**Task material**
● ● ● ●

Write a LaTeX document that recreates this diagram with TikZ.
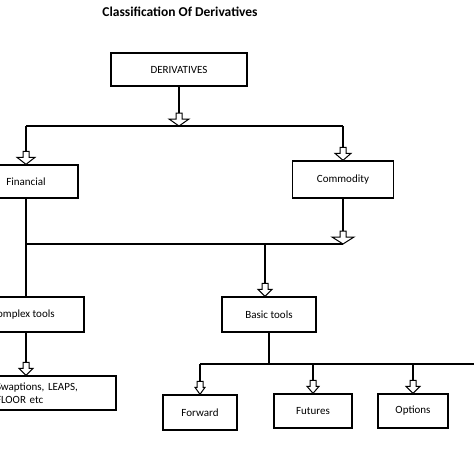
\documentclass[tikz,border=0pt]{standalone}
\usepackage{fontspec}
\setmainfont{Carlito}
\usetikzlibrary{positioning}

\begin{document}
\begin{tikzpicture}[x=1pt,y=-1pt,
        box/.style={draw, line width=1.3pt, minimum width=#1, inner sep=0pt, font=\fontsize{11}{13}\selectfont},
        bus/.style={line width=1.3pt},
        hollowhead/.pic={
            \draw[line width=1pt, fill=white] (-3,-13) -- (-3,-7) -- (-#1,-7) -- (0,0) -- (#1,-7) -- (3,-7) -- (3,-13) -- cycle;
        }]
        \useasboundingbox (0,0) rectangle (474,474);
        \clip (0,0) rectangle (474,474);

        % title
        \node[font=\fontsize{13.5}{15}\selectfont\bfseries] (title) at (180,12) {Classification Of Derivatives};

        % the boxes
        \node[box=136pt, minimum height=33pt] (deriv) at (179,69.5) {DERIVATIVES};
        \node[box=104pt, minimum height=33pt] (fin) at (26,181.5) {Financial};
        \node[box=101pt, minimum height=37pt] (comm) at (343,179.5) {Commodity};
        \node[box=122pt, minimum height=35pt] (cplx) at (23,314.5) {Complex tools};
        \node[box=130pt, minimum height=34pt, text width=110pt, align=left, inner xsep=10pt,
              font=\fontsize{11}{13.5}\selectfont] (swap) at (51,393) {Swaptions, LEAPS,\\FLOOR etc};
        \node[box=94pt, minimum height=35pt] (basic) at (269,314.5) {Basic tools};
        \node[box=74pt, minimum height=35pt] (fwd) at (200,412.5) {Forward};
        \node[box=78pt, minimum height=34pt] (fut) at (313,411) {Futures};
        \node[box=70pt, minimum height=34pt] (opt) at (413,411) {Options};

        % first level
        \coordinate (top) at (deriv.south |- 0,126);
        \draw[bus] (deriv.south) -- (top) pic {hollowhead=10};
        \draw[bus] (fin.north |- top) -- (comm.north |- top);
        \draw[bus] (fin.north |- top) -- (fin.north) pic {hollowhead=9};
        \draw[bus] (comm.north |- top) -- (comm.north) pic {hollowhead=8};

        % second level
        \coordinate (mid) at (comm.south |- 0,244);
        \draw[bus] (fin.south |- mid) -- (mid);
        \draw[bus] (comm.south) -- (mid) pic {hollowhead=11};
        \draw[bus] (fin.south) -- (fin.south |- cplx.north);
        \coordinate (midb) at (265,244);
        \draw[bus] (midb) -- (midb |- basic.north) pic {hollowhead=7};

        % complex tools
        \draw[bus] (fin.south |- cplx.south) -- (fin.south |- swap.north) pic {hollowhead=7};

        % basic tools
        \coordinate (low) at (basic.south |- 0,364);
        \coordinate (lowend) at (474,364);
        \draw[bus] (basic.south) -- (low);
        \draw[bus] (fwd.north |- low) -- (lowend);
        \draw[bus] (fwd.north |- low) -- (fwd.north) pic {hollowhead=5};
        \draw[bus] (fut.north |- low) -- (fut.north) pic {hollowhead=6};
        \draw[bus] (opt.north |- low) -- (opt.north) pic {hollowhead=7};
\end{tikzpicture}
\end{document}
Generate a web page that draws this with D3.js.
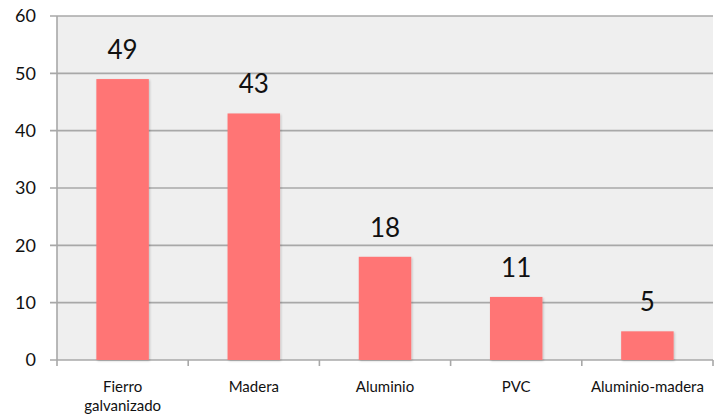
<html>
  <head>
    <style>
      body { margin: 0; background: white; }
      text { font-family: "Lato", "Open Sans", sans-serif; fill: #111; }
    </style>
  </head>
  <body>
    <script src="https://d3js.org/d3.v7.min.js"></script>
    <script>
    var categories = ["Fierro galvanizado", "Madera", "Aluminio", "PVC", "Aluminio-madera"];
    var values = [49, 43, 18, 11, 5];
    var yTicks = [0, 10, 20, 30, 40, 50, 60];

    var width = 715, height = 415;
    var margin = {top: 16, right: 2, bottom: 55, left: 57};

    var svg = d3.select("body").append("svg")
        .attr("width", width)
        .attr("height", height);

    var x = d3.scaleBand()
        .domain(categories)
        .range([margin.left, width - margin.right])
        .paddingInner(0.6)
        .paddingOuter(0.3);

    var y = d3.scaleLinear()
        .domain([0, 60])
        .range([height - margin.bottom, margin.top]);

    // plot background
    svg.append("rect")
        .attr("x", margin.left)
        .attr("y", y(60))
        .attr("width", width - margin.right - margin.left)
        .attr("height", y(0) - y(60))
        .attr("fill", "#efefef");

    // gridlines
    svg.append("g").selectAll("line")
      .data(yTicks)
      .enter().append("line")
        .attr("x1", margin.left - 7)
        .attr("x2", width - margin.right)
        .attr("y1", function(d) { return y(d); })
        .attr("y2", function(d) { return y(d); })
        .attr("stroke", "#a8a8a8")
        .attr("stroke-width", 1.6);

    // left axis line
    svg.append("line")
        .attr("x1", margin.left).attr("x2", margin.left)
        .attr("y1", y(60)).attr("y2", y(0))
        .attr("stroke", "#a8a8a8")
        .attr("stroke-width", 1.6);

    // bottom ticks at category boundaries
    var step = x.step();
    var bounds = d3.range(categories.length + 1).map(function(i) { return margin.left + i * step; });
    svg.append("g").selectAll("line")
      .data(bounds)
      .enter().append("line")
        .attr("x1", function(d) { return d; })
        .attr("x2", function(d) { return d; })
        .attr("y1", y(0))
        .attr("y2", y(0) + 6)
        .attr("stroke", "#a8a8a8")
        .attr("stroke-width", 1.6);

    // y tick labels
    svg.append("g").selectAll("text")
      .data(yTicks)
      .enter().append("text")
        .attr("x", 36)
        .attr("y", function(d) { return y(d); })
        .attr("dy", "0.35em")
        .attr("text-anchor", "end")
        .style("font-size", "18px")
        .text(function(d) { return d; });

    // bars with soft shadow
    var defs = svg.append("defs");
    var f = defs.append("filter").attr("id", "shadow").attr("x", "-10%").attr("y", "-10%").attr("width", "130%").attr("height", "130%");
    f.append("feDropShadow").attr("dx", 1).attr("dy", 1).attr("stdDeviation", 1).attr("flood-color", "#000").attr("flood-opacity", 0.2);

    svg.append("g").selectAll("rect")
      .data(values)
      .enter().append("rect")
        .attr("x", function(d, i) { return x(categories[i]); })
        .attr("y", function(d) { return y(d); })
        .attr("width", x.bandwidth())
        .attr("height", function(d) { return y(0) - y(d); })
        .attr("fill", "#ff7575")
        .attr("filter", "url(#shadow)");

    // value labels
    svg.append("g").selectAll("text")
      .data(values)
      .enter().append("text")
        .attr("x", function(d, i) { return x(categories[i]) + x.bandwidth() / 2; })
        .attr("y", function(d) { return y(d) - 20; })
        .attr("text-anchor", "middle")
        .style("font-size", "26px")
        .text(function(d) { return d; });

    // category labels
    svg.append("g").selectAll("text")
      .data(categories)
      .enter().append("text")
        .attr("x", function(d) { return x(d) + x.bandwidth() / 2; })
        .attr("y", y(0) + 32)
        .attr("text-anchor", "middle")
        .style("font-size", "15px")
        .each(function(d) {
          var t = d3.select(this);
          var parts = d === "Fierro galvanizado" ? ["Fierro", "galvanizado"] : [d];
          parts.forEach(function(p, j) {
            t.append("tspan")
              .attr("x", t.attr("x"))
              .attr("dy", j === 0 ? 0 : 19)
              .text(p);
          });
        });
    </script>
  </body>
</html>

● ● ● ●

**Written task**
Everything from the first line to the line with "(title) at (180,12)" must be repeated exactly, and nothing else. Leave the pictures out.

**Written response**
Write a LaTeX document that recreates this diagram with TikZ.
\documentclass[tikz,border=0pt]{standalone}
\usepackage{fontspec}
\setmainfont{Carlito}
\usetikzlibrary{positioning}

\begin{document}
\begin{tikzpicture}[x=1pt,y=-1pt,
        box/.style={draw, line width=1.3pt, minimum width=#1, inner sep=0pt, font=\fontsize{11}{13}\selectfont},
        bus/.style={line width=1.3pt},
        hollowhead/.pic={
            \draw[line width=1pt, fill=white] (-3,-13) -- (-3,-7) -- (-#1,-7) -- (0,0) -- (#1,-7) -- (3,-7) -- (3,-13) -- cycle;
        }]
        \useasboundingbox (0,0) rectangle (474,474);
        \clip (0,0) rectangle (474,474);

        % title
        \node[font=\fontsize{13.5}{15}\selectfont\bfseries] (title) at (180,12) {Classification Of Derivatives};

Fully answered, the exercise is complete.